Figure of the month: 300
News Arnulf Hinkel, Finanzjournalist – 01.10.2018
Not only is gold gaining importance in modern everyday technologies, it is also disposed of in ever larger quantities by its owners when a tech device has outlived its usefulness. Or, as David Goldman put it in CNN Money: "Your defective iPhone is a gold mine – literally". Well, this may be a bit of an exaggeration given the actual value, but it is a fact that a ton of old smartphones contains 300 times more gold than a ton of gold ore.
A smartphone contains an average of 0.034 grams of gold
Every broken or discarded smartphone is worth some €1.18 simply because of its gold content. But that's not all: smartphones also contain an average of 16 grams of copper, 0.35 grams of silver and 0.00034 grams of platinum, increasing the value of a discarded smartphone by another €0.50. However, these figures are averages that only apply to standard smartphones. There are also devices that contain significantly more gold. The front-runner among them is the iPhone 5 Black Diamond handset produced in 2013 by the English luxury designer Stuart Hughes for a Chinese businessman, which was worth roughly €11.2 million at the time of delivery. Compared to this, the current Gold iPhone X Elite with an RRP of approximately €3.361 seems like a bargain.
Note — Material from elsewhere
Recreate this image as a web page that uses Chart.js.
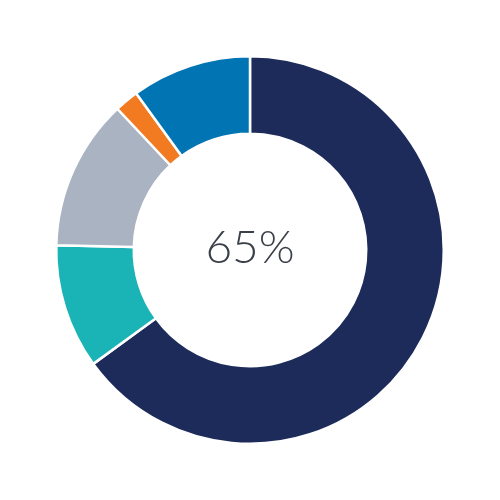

Recycled Gold is an integral part of Apple's income
In its 2016 Annual Report, Apple stated it recovered 1,102 kilograms of gold from recycled iPhones, iPads and Macs last year, worth some US$40 million. In addition, the company recycled 2.2 million kg of aluminium, 1.5 million kg of copper and 3.300 kg of silver from these devices. It seems like the days when old computers and mobile phones were mere electronic waste are finally over. Against the backdrop of ever dwindling natural resources, that's a long overdue realisation.